Legal Standards for Service and Attachment
The court's reasoning was also grounded in the relevant legal standards governing service and attachment under New York law. According to CPLR § 6214(a), proper service of an order of attachment requires the sheriff to serve the order upon the defendant or the garnishee in a manner akin to service of a summons. The court determined that the NYC Sheriff's Office had adhered to these procedural requirements, thus validating the service on Allen Silverman and his wife. Additionally, the court referenced CPLR § 6202, which establishes that property or debts subject to attachment include any interests that can be assigned or transferred. The court clarified that Allen Silverman's interests in the LLCs fell within this category and were therefore subject to the Order of Attachment. The court's application of these statutes underscored the importance of following procedural guidelines to ensure that a plaintiff's rights are adequately protected in cases involving financial claims and potential fraudulent behavior.
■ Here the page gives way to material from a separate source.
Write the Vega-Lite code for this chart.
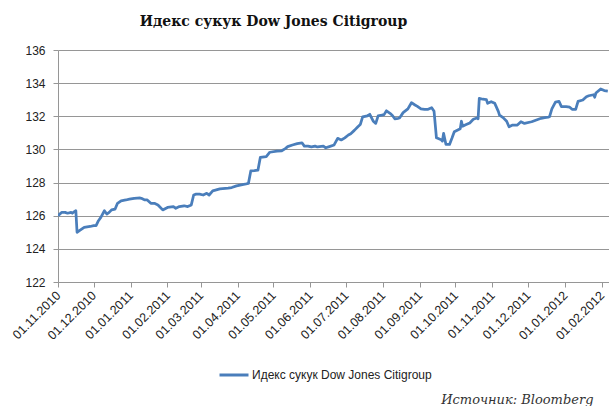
{
  "$schema": "https://vega.github.io/schema/vega-lite/v6.json",
  "autosize": {"type": "none"},
  "padding": {"left": 58, "top": 50, "right": 0, "bottom": 124},
  "width": 551,
  "height": 232,
  "background": "white",
  "title": {
    "text": "Идекс сукук Dow Jones Citigroup",
    "font": "DejaVu Serif",
    "fontSize": 14,
    "fontWeight": "bold",
    "color": "#111111",
    "anchor": "middle",
    "frame": "group",
    "dx": -60,
    "offset": 15
  },
  "data": {
    "values": [
      {"date": "2010-11-01", "value": 126.0},
      {"date": "2010-11-04", "value": 126.2},
      {"date": "2010-11-07", "value": 126.2},
      {"date": "2010-11-09", "value": 126.15},
      {"date": "2010-11-12", "value": 126.2},
      {"date": "2010-11-13", "value": 126.15},
      {"date": "2010-11-16", "value": 126.3},
      {"date": "2010-11-17", "value": 125.0},
      {"date": "2010-11-19", "value": 125.1},
      {"date": "2010-11-23", "value": 125.3},
      {"date": "2010-11-28", "value": 125.35},
      {"date": "2010-12-01", "value": 125.4},
      {"date": "2010-12-03", "value": 125.4},
      {"date": "2010-12-05", "value": 125.7},
      {"date": "2010-12-07", "value": 125.9},
      {"date": "2010-12-10", "value": 126.3},
      {"date": "2010-12-12", "value": 126.1},
      {"date": "2010-12-14", "value": 126.2},
      {"date": "2010-12-16", "value": 126.35},
      {"date": "2010-12-19", "value": 126.4},
      {"date": "2010-12-21", "value": 126.75},
      {"date": "2010-12-24", "value": 126.9},
      {"date": "2010-12-28", "value": 126.95},
      {"date": "2010-12-31", "value": 127.0},
      {"date": "2011-01-04", "value": 127.05},
      {"date": "2011-01-09", "value": 127.07},
      {"date": "2011-01-10", "value": 127.05},
      {"date": "2011-01-13", "value": 126.95},
      {"date": "2011-01-15", "value": 126.95},
      {"date": "2011-01-18", "value": 126.75},
      {"date": "2011-01-21", "value": 126.75},
      {"date": "2011-01-24", "value": 126.65},
      {"date": "2011-01-28", "value": 126.35},
      {"date": "2011-02-01", "value": 126.5},
      {"date": "2011-02-06", "value": 126.55},
      {"date": "2011-02-08", "value": 126.45},
      {"date": "2011-02-11", "value": 126.55},
      {"date": "2011-02-15", "value": 126.6},
      {"date": "2011-02-18", "value": 126.55},
      {"date": "2011-02-21", "value": 126.65},
      {"date": "2011-02-23", "value": 127.25},
      {"date": "2011-02-25", "value": 127.3},
      {"date": "2011-02-28", "value": 127.3},
      {"date": "2011-03-03", "value": 127.25},
      {"date": "2011-03-06", "value": 127.35},
      {"date": "2011-03-08", "value": 127.25},
      {"date": "2011-03-11", "value": 127.5},
      {"date": "2011-03-17", "value": 127.62},
      {"date": "2011-03-24", "value": 127.67},
      {"date": "2011-03-27", "value": 127.7},
      {"date": "2011-03-31", "value": 127.8},
      {"date": "2011-04-03", "value": 127.85},
      {"date": "2011-04-07", "value": 127.9},
      {"date": "2011-04-10", "value": 127.95},
      {"date": "2011-04-12", "value": 128.7},
      {"date": "2011-04-15", "value": 128.72},
      {"date": "2011-04-18", "value": 128.75},
      {"date": "2011-04-20", "value": 129.52},
      {"date": "2011-04-25", "value": 129.57},
      {"date": "2011-04-28", "value": 129.83},
      {"date": "2011-05-04", "value": 129.9},
      {"date": "2011-05-08", "value": 129.92},
      {"date": "2011-05-11", "value": 130.05},
      {"date": "2011-05-13", "value": 130.17},
      {"date": "2011-05-17", "value": 130.27},
      {"date": "2011-05-21", "value": 130.35},
      {"date": "2011-05-25", "value": 130.4},
      {"date": "2011-05-27", "value": 130.2},
      {"date": "2011-05-30", "value": 130.2},
      {"date": "2011-06-02", "value": 130.15},
      {"date": "2011-06-05", "value": 130.2},
      {"date": "2011-06-07", "value": 130.15},
      {"date": "2011-06-12", "value": 130.2},
      {"date": "2011-06-14", "value": 130.1},
      {"date": "2011-06-17", "value": 130.17},
      {"date": "2011-06-21", "value": 130.27},
      {"date": "2011-06-24", "value": 130.67},
      {"date": "2011-06-27", "value": 130.57},
      {"date": "2011-06-30", "value": 130.7},
      {"date": "2011-07-03", "value": 130.87},
      {"date": "2011-07-05", "value": 130.95},
      {"date": "2011-07-08", "value": 131.15},
      {"date": "2011-07-11", "value": 131.37},
      {"date": "2011-07-13", "value": 131.5},
      {"date": "2011-07-15", "value": 131.97},
      {"date": "2011-07-19", "value": 132.03},
      {"date": "2011-07-21", "value": 132.12},
      {"date": "2011-07-24", "value": 131.7},
      {"date": "2011-07-26", "value": 131.57},
      {"date": "2011-07-28", "value": 132.03},
      {"date": "2011-07-31", "value": 132.07},
      {"date": "2011-08-02", "value": 132.1},
      {"date": "2011-08-04", "value": 132.33},
      {"date": "2011-08-07", "value": 132.18},
      {"date": "2011-08-09", "value": 132.05},
      {"date": "2011-08-11", "value": 131.85},
      {"date": "2011-08-14", "value": 131.88},
      {"date": "2011-08-15", "value": 131.9},
      {"date": "2011-08-18", "value": 132.22},
      {"date": "2011-08-22", "value": 132.45},
      {"date": "2011-08-25", "value": 132.82},
      {"date": "2011-08-28", "value": 132.68},
      {"date": "2011-08-30", "value": 132.6},
      {"date": "2011-09-02", "value": 132.45},
      {"date": "2011-09-05", "value": 132.42},
      {"date": "2011-09-08", "value": 132.42},
      {"date": "2011-09-11", "value": 132.52},
      {"date": "2011-09-13", "value": 132.3},
      {"date": "2011-09-15", "value": 130.7},
      {"date": "2011-09-19", "value": 130.58},
      {"date": "2011-09-20", "value": 130.5},
      {"date": "2011-09-21", "value": 130.97},
      {"date": "2011-09-23", "value": 130.3},
      {"date": "2011-09-26", "value": 130.3},
      {"date": "2011-09-28", "value": 130.67},
      {"date": "2011-09-30", "value": 131.07},
      {"date": "2011-10-05", "value": 131.25},
      {"date": "2011-10-06", "value": 131.7},
      {"date": "2011-10-07", "value": 131.4},
      {"date": "2011-10-10", "value": 131.5},
      {"date": "2011-10-13", "value": 131.6},
      {"date": "2011-10-16", "value": 131.82},
      {"date": "2011-10-19", "value": 131.9},
      {"date": "2011-10-20", "value": 131.85},
      {"date": "2011-10-21", "value": 133.08},
      {"date": "2011-10-24", "value": 133.03},
      {"date": "2011-10-27", "value": 133.0},
      {"date": "2011-10-28", "value": 132.78},
      {"date": "2011-10-31", "value": 132.88},
      {"date": "2011-11-03", "value": 132.78},
      {"date": "2011-11-06", "value": 132.3},
      {"date": "2011-11-07", "value": 132.07},
      {"date": "2011-11-10", "value": 131.92},
      {"date": "2011-11-13", "value": 131.7},
      {"date": "2011-11-15", "value": 131.37},
      {"date": "2011-11-18", "value": 131.47},
      {"date": "2011-11-22", "value": 131.47},
      {"date": "2011-11-25", "value": 131.67},
      {"date": "2011-11-28", "value": 131.57},
      {"date": "2011-12-04", "value": 131.67},
      {"date": "2011-12-08", "value": 131.78},
      {"date": "2011-12-12", "value": 131.88},
      {"date": "2011-12-15", "value": 131.92},
      {"date": "2011-12-18", "value": 131.95},
      {"date": "2011-12-19", "value": 131.97},
      {"date": "2011-12-21", "value": 132.45},
      {"date": "2011-12-24", "value": 132.85},
      {"date": "2011-12-27", "value": 132.9},
      {"date": "2011-12-29", "value": 132.58},
      {"date": "2012-01-02", "value": 132.58},
      {"date": "2012-01-05", "value": 132.55},
      {"date": "2012-01-07", "value": 132.42},
      {"date": "2012-01-10", "value": 132.42},
      {"date": "2012-01-12", "value": 132.9},
      {"date": "2012-01-16", "value": 132.98},
      {"date": "2012-01-19", "value": 133.18},
      {"date": "2012-01-21", "value": 133.24},
      {"date": "2012-01-25", "value": 133.3},
      {"date": "2012-01-26", "value": 133.15},
      {"date": "2012-01-27", "value": 133.4},
      {"date": "2012-01-31", "value": 133.65},
      {"date": "2012-02-03", "value": 133.55},
      {"date": "2012-02-06", "value": 133.52}
    ]
  },
  "mark": {"type": "line", "strokeWidth": 2.75, "strokeJoin": "round", "clip": true},
  "encoding": {
    "x": {
      "field": "date",
      "type": "temporal",
      "scale": {
        "type": "utc",
        "domain": [
          {"year": 2010, "month": 11, "date": 1, "utc": true},
          {"year": 2012, "month": 2, "date": 7, "utc": true}
        ]
      },
      "axis": {
        "title": "Источник:  Bloomberg",
        "titleFont": "DejaVu Serif",
        "titleFontStyle": "italic",
        "titleFontWeight": "normal",
        "titleFontSize": 13,
        "titleColor": "#333333",
        "titleAngle": 0,
        "titleAlign": "right",
        "titleBaseline": "alphabetic",
        "titleX": 535,
        "titleY": 121,
        "tickCount": {"interval": "month", "step": 1},
        "format": "%d.%m.%Y",
        "labelAngle": -45,
        "labelAlign": "right",
        "labelBaseline": "middle",
        "labelPadding": 6,
        "labelFlush": false,
        "labelBound": false,
        "labelOverlap": false,
        "labelFont": "Liberation Sans",
        "labelFontSize": 12.5,
        "labelColor": "#222222",
        "tickSize": 5,
        "tickColor": "#969696",
        "domainColor": "#969696",
        "grid": false
      }
    },
    "y": {
      "field": "value",
      "type": "quantitative",
      "scale": {"domain": [122, 136], "zero": false, "nice": false},
      "axis": {
        "title": null,
        "values": [122, 124, 126, 128, 130, 132, 134, 136],
        "labelFont": "Liberation Sans",
        "labelFontSize": 12,
        "labelColor": "#222222",
        "labelPadding": 8,
        "tickSize": 5,
        "tickColor": "#969696",
        "domainColor": "#969696",
        "grid": true,
        "gridColor": "#969696",
        "gridWidth": 1
      }
    },
    "color": {
      "datum": "Идекс сукук Dow Jones Citigroup",
      "type": "nominal",
      "scale": {"range": ["#4a7ebb"]},
      "legend": {
        "orient": "none",
        "legendX": 160,
        "legendY": 309,
        "title": null,
        "symbolType": "stroke",
        "symbolSize": 841,
        "symbolStrokeWidth": 3,
        "labelFont": "Liberation Sans",
        "labelFontSize": 12,
        "labelColor": "#222222",
        "labelOffset": 2,
        "labelLimit": 0,
        "padding": 0
      }
    }
  },
  "config": {"view": {"stroke": null}}
}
Thus, the court's decisions were firmly rooted in established legal principles governing attachment and the enforcement of judgments.
Conclusion
In conclusion, the court's decisions were driven by a careful analysis of the service of the order of attachment, the extension of the levies, and the necessity of appointing a receiver. The court affirmed that the service was valid and established a proper levy on Allen Silverman's interests, thereby safeguarding Wells Fargo's rights as a creditor. The extension of the levies for an additional 60 days was justified to maintain the status quo and address the plaintiff's difficulties in securing necessary information for the enforcement of its judgment. Finally, the appointment of a receiver was deemed essential to manage the distributions from the LLCs and to mitigate any potential risk of fraud that could jeopardize the plaintiff's ability to collect on its judgment. Collectively, these measures reflected the court's commitment to ensuring that the legal rights of the plaintiff were upheld while balancing the interests of all parties involved in the litigation.